__DATA EXCERPT__:
=====
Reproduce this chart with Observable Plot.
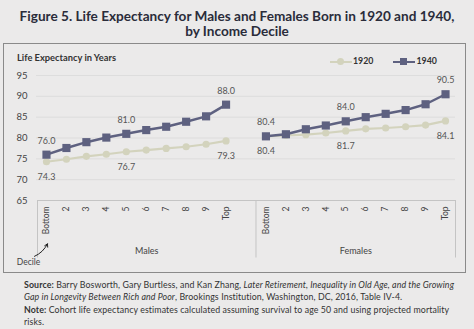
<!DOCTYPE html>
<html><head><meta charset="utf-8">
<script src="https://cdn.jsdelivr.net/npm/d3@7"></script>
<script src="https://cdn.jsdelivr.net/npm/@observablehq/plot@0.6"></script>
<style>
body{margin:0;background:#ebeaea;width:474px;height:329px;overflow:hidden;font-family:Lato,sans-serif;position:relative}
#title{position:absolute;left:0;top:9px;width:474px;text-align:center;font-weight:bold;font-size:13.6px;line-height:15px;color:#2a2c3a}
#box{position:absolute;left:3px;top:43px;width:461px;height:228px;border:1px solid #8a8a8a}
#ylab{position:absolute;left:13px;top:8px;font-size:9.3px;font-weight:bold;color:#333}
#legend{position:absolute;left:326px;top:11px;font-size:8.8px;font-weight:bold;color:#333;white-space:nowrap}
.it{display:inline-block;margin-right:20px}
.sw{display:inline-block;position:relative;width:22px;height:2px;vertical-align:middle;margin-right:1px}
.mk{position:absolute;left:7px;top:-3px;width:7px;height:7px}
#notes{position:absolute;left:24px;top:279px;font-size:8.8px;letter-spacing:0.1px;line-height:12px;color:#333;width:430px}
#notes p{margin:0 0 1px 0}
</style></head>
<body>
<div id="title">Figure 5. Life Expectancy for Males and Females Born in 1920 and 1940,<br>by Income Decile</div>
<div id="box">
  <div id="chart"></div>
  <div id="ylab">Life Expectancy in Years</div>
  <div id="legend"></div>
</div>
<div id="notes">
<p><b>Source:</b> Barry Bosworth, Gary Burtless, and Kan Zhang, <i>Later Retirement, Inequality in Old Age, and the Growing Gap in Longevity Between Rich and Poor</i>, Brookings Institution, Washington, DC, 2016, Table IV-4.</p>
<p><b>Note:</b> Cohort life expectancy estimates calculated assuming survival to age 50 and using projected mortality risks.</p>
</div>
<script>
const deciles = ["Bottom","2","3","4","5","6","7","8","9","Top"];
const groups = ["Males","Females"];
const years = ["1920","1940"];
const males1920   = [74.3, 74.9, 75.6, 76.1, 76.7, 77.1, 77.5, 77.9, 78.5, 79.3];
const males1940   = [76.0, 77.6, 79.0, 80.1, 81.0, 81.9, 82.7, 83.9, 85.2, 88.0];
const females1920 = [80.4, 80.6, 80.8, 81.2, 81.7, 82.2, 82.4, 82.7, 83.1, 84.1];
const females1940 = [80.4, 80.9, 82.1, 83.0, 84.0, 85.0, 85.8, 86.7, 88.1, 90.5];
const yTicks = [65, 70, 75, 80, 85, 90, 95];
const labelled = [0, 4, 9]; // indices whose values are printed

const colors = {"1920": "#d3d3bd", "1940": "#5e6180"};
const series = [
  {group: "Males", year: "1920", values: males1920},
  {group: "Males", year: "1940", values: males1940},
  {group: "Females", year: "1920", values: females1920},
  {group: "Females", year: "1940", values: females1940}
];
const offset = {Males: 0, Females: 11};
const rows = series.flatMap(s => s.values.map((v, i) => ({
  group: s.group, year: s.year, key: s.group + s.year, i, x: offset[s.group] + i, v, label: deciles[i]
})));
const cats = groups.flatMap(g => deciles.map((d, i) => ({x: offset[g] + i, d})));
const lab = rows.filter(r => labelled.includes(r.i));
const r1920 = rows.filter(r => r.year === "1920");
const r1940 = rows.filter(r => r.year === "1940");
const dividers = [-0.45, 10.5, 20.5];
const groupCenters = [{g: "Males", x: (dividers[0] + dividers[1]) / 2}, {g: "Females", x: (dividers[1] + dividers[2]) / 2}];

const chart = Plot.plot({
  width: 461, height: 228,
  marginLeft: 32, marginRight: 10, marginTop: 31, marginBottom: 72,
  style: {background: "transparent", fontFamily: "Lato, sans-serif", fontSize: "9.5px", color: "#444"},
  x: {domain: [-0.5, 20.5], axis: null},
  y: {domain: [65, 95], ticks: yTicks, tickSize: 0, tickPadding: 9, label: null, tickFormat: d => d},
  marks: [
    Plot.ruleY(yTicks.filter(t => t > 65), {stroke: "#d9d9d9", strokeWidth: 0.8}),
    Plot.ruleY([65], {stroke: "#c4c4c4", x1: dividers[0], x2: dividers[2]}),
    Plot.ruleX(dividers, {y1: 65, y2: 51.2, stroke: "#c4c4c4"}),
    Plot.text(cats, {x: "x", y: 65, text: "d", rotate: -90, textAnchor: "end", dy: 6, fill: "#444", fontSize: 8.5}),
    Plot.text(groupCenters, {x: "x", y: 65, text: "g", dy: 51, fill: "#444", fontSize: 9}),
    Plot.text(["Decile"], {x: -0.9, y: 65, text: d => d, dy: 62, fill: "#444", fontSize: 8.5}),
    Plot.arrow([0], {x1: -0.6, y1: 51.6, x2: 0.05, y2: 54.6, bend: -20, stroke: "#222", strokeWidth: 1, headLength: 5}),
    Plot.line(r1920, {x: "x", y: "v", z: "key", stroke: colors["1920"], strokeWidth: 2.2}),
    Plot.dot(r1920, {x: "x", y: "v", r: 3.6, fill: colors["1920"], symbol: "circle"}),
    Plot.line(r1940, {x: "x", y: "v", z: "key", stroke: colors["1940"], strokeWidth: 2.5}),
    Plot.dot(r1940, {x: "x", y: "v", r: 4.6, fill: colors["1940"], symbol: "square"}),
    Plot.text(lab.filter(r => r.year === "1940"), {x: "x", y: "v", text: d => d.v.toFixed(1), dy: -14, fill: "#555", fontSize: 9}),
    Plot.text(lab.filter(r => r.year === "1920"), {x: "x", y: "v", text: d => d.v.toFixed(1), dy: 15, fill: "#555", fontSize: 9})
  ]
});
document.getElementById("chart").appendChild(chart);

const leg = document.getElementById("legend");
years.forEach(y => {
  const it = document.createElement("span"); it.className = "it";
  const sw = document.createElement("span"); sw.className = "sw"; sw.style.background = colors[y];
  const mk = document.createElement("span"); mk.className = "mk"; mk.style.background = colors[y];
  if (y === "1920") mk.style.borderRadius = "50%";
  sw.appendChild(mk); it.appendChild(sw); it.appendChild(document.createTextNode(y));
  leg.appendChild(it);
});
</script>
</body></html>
=====
__TASK__:
Quote the data above in full and without alteration; skip the pictures.

__CORRECT OUTPUT__:
Reproduce this chart with Observable Plot.
<!DOCTYPE html>
<html><head><meta charset="utf-8">
<script src="https://cdn.jsdelivr.net/npm/d3@7"></script>
<script src="https://cdn.jsdelivr.net/npm/@observablehq/plot@0.6"></script>
<style>
body{margin:0;background:#ebeaea;width:474px;height:329px;overflow:hidden;font-family:Lato,sans-serif;position:relative}
#title{position:absolute;left:0;top:9px;width:474px;text-align:center;font-weight:bold;font-size:13.6px;line-height:15px;color:#2a2c3a}
#box{position:absolute;left:3px;top:43px;width:461px;height:228px;border:1px solid #8a8a8a}
#ylab{position:absolute;left:13px;top:8px;font-size:9.3px;font-weight:bold;color:#333}
#legend{position:absolute;left:326px;top:11px;font-size:8.8px;font-weight:bold;color:#333;white-space:nowrap}
.it{display:inline-block;margin-right:20px}
.sw{display:inline-block;position:relative;width:22px;height:2px;vertical-align:middle;margin-right:1px}
.mk{position:absolute;left:7px;top:-3px;width:7px;height:7px}
#notes{position:absolute;left:24px;top:279px;font-size:8.8px;letter-spacing:0.1px;line-height:12px;color:#333;width:430px}
#notes p{margin:0 0 1px 0}
</style></head>
<body>
<div id="title">Figure 5. Life Expectancy for Males and Females Born in 1920 and 1940,<br>by Income Decile</div>
<div id="box">
  <div id="chart"></div>
  <div id="ylab">Life Expectancy in Years</div>
  <div id="legend"></div>
</div>
<div id="notes">
<p><b>Source:</b> Barry Bosworth, Gary Burtless, and Kan Zhang, <i>Later Retirement, Inequality in Old Age, and the Growing Gap in Longevity Between Rich and Poor</i>, Brookings Institution, Washington, DC, 2016, Table IV-4.</p>
<p><b>Note:</b> Cohort life expectancy estimates calculated assuming survival to age 50 and using projected mortality risks.</p>
</div>
<script>
const deciles = ["Bottom","2","3","4","5","6","7","8","9","Top"];
const groups = ["Males","Females"];
const years = ["1920","1940"];
const males1920   = [74.3, 74.9, 75.6, 76.1, 76.7, 77.1, 77.5, 77.9, 78.5, 79.3];
const males1940   = [76.0, 77.6, 79.0, 80.1, 81.0, 81.9, 82.7, 83.9, 85.2, 88.0];
const females1920 = [80.4, 80.6, 80.8, 81.2, 81.7, 82.2, 82.4, 82.7, 83.1, 84.1];
const females1940 = [80.4, 80.9, 82.1, 83.0, 84.0, 85.0, 85.8, 86.7, 88.1, 90.5];
const yTicks = [65, 70, 75, 80, 85, 90, 95];
const labelled = [0, 4, 9]; // indices whose values are printed

const colors = {"1920": "#d3d3bd", "1940": "#5e6180"};
const series = [
  {group: "Males", year: "1920", values: males1920},
  {group: "Males", year: "1940", values: males1940},
  {group: "Females", year: "1920", values: females1920},
  {group: "Females", year: "1940", values: females1940}
];
const offset = {Males: 0, Females: 11};
const rows = series.flatMap(s => s.values.map((v, i) => ({
  group: s.group, year: s.year, key: s.group + s.year, i, x: offset[s.group] + i, v, label: deciles[i]
})));
const cats = groups.flatMap(g => deciles.map((d, i) => ({x: offset[g] + i, d})));
const lab = rows.filter(r => labelled.includes(r.i));
const r1920 = rows.filter(r => r.year === "1920");
const r1940 = rows.filter(r => r.year === "1940");
const dividers = [-0.45, 10.5, 20.5];
const groupCenters = [{g: "Males", x: (dividers[0] + dividers[1]) / 2}, {g: "Females", x: (dividers[1] + dividers[2]) / 2}];

const chart = Plot.plot({
  width: 461, height: 228,
  marginLeft: 32, marginRight: 10, marginTop: 31, marginBottom: 72,
  style: {background: "transparent", fontFamily: "Lato, sans-serif", fontSize: "9.5px", color: "#444"},
  x: {domain: [-0.5, 20.5], axis: null},
  y: {domain: [65, 95], ticks: yTicks, tickSize: 0, tickPadding: 9, label: null, tickFormat: d => d},
  marks: [
    Plot.ruleY(yTicks.filter(t => t > 65), {stroke: "#d9d9d9", strokeWidth: 0.8}),
    Plot.ruleY([65], {stroke: "#c4c4c4", x1: dividers[0], x2: dividers[2]}),
    Plot.ruleX(dividers, {y1: 65, y2: 51.2, stroke: "#c4c4c4"}),
    Plot.text(cats, {x: "x", y: 65, text: "d", rotate: -90, textAnchor: "end", dy: 6, fill: "#444", fontSize: 8.5}),
    Plot.text(groupCenters, {x: "x", y: 65, text: "g", dy: 51, fill: "#444", fontSize: 9}),
    Plot.text(["Decile"], {x: -0.9, y: 65, text: d => d, dy: 62, fill: "#444", fontSize: 8.5}),
    Plot.arrow([0], {x1: -0.6, y1: 51.6, x2: 0.05, y2: 54.6, bend: -20, stroke: "#222", strokeWidth: 1, headLength: 5}),
    Plot.line(r1920, {x: "x", y: "v", z: "key", stroke: colors["1920"], strokeWidth: 2.2}),
    Plot.dot(r1920, {x: "x", y: "v", r: 3.6, fill: colors["1920"], symbol: "circle"}),
    Plot.line(r1940, {x: "x", y: "v", z: "key", stroke: colors["1940"], strokeWidth: 2.5}),
    Plot.dot(r1940, {x: "x", y: "v", r: 4.6, fill: colors["1940"], symbol: "square"}),
    Plot.text(lab.filter(r => r.year === "1940"), {x: "x", y: "v", text: d => d.v.toFixed(1), dy: -14, fill: "#555", fontSize: 9}),
    Plot.text(lab.filter(r => r.year === "1920"), {x: "x", y: "v", text: d => d.v.toFixed(1), dy: 15, fill: "#555", fontSize: 9})
  ]
});
document.getElementById("chart").appendChild(chart);

const leg = document.getElementById("legend");
years.forEach(y => {
  const it = document.createElement("span"); it.className = "it";
  const sw = document.createElement("span"); sw.className = "sw"; sw.style.background = colors[y];
  const mk = document.createElement("span"); mk.className = "mk"; mk.style.background = colors[y];
  if (y === "1920") mk.style.borderRadius = "50%";
  sw.appendChild(mk); it.appendChild(sw); it.appendChild(document.createTextNode(y));
  leg.appendChild(it);
});
</script>
</body></html>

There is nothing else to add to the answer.